Statutory Interpretation of SCPA 2307
The court's interpretation of SCPA 2307 played a pivotal role in its decision. The statute was designed to provide a standard for fiduciary compensation that reflects the value of services rendered while minimizing litigation costs over fees. The court noted that the phrase "received and paid out" in the statute should not be interpreted strictly but rather in a manner that aligns with the statute's overarching purpose. By acknowledging that executors could be entitled to commissions even when real property is involved, the court reinforced the idea that the executor's active role in managing the estate is what truly matters. The court emphasized that the statute's original language included all types of property, thereby encompassing real estate as long as it was managed properly. This interpretation underscored the court's recognition of the complexity involved in estate administration, particularly when dealing with significant assets like real estate. The court's ruling indicated that it considered the executors' actions as sufficient to meet the statutory requirements for compensation, thereby broadening the understanding of fiduciary duties in similar cases. By adopting this interpretation, the court aimed to ensure that executors who fulfill their responsibilities and manage estates effectively are justly compensated for their efforts.

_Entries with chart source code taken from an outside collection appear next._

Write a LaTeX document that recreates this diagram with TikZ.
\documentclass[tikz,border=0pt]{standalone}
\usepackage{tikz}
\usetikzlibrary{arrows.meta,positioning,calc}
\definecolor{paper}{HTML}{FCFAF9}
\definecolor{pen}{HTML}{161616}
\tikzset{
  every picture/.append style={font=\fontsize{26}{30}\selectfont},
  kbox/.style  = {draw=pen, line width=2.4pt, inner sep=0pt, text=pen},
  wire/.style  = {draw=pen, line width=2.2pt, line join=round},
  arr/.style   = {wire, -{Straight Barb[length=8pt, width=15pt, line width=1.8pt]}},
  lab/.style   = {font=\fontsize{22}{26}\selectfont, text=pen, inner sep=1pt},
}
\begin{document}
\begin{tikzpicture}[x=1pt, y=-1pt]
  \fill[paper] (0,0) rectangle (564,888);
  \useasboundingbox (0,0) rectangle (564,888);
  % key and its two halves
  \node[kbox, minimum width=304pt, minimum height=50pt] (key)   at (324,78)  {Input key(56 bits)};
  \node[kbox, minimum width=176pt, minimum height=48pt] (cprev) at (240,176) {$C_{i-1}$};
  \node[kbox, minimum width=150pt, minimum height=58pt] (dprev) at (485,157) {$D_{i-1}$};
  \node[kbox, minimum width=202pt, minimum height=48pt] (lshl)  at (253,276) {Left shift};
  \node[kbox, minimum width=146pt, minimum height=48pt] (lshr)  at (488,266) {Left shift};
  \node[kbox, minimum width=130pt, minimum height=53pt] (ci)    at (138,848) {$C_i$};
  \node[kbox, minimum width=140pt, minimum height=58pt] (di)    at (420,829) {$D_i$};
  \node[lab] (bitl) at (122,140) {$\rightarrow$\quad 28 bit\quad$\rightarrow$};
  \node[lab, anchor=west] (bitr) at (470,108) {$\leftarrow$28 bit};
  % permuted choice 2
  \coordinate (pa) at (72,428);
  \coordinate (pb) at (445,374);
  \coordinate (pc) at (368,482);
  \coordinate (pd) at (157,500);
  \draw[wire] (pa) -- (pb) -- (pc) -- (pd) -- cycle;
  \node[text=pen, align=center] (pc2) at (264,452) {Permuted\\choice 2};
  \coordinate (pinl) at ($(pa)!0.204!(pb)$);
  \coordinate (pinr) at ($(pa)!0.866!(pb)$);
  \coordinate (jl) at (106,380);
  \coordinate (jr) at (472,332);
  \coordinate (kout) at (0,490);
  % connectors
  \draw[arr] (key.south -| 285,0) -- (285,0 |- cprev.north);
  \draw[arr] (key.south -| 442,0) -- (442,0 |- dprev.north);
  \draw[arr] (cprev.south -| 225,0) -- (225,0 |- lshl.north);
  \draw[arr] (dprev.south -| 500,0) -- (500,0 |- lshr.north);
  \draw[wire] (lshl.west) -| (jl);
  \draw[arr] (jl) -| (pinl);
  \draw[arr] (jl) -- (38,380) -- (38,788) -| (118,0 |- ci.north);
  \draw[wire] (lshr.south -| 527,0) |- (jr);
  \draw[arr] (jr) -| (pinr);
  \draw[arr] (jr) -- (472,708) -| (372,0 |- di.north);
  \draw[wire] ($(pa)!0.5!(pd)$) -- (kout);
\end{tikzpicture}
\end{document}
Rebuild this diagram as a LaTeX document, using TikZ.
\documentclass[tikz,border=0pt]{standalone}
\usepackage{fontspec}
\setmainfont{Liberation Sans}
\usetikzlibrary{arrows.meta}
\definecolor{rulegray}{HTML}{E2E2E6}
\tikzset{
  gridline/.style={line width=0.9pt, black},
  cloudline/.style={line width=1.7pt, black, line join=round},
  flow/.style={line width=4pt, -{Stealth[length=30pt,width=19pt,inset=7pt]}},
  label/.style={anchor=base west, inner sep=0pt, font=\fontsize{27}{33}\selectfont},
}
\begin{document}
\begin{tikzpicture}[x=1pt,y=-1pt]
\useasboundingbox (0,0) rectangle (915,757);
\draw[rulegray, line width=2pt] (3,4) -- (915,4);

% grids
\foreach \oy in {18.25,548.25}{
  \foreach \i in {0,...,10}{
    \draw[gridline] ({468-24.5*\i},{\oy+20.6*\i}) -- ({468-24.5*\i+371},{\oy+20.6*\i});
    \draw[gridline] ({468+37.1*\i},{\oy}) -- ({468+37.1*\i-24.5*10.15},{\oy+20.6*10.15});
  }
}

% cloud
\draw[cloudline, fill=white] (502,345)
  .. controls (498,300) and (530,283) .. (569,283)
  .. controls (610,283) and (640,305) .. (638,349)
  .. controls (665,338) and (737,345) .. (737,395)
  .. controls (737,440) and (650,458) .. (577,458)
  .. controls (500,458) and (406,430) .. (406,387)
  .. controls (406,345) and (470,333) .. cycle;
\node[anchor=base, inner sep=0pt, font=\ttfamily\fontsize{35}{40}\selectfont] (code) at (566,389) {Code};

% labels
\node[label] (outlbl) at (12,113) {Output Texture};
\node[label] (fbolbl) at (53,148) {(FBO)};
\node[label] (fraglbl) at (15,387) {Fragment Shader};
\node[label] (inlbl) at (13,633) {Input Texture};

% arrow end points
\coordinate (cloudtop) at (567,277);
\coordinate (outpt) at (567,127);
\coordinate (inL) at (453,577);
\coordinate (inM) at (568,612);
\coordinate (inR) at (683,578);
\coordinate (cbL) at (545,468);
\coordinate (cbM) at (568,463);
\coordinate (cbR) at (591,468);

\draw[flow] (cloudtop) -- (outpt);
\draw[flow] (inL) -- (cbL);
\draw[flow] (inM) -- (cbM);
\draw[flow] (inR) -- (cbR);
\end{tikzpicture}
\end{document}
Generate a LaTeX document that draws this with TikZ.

Conclusion and Implications
In conclusion, the court held that the executors were entitled to commissions due to their active management and distribution of real property, which was essential for fulfilling the estate's obligations. This ruling not only affirmed the executors' rights but also set a precedent for how similar cases might be handled in the future. The decision highlighted the importance of recognizing the nuanced responsibilities that executors have when dealing with real estate and the need for adequate compensation for their services. It also served as a reminder that courts might consider the unique circumstances of each case to ensure fair outcomes for fiduciaries. The court's interpretation of the statute provided clarity on how fiduciaries can navigate their responsibilities and the potential for compensation when they actively manage estate assets. As such, the ruling had broader implications for estate administration and the expectations placed on executors in fulfilling their duties. The outcome reinforced the principle that executors who engage in necessary actions to protect the estate's interests are deserving of appropriate compensation.